Rejection of Petitioner’s Arguments
The Court rejected the petitioner’s argument that the Government of American Samoa was not an agency of the United States, pointing out that his claims rested on a misinterpretation of the term "agency." The Court acknowledged the existence of a local government with defined branches and certain taxing powers, but clarified that such self-governance was permitted by the United States as part of a broader policy encouraging local administration in its territories. The Court emphasized that the ability of the Secretary of the Interior to direct changes in governance underscored the ultimate authority retained by the U.S. government over American Samoa. Additionally, the Court found the assertion that former U.S. employees lost federal employee status upon transitioning to the American Samoan government irrelevant to the determination of whether the Government of American Samoa constituted an agency.

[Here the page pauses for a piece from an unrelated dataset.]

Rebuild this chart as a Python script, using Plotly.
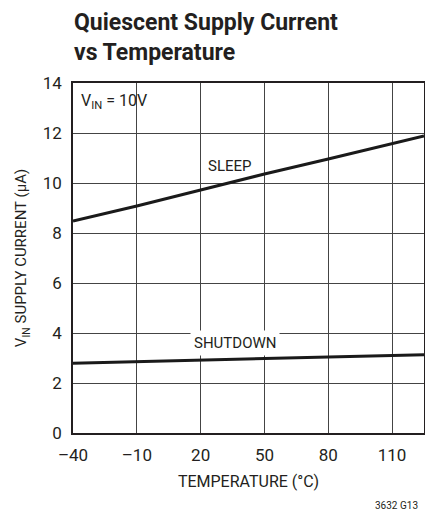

Historical Context and Sovereignty
The Court provided a historical overview of American Samoa's relationship with the United States, which began with treaties that recognized U.S. sovereignty over the islands. The Court noted that these treaties and subsequent congressional resolutions confirmed that American Samoa was ceded to the United States, establishing it as a possession under U.S. control. By highlighting the history of governance and the administrative structure, the Court illustrated that American Samoa did not possess independent sovereignty comparable to that of a state. This lack of sovereignty reinforced the notion that the government of American Samoa operated as an extension of the U.S. government, further solidifying its classification as an agency for tax purposes. The Court concluded that this historical context was essential for understanding the legal status of American Samoa within the framework of U.S. law.
Conclusion of Tax Implications
The Court ultimately affirmed the Tax Court's decision that Bell’s income was subject to taxation because his employment with the Government of American Samoa aligned him with an agency of the United States. The reasoning hinged on the interpretation of the agency under federal law and the established relationship between American Samoa and the U.S. government. The Court's decision was rooted in statutory interpretation and historical context, leading to the conclusion that the intent of Congress was to include individuals employed by local governments under U.S. jurisdiction within the tax framework. As a result, Bell's arguments against taxation were found to be unpersuasive, leading to the affirmation of the Tax Court's ruling. This case illustrated the complexities of determining tax obligations for U.S. citizens working in territories governed by U.S. law.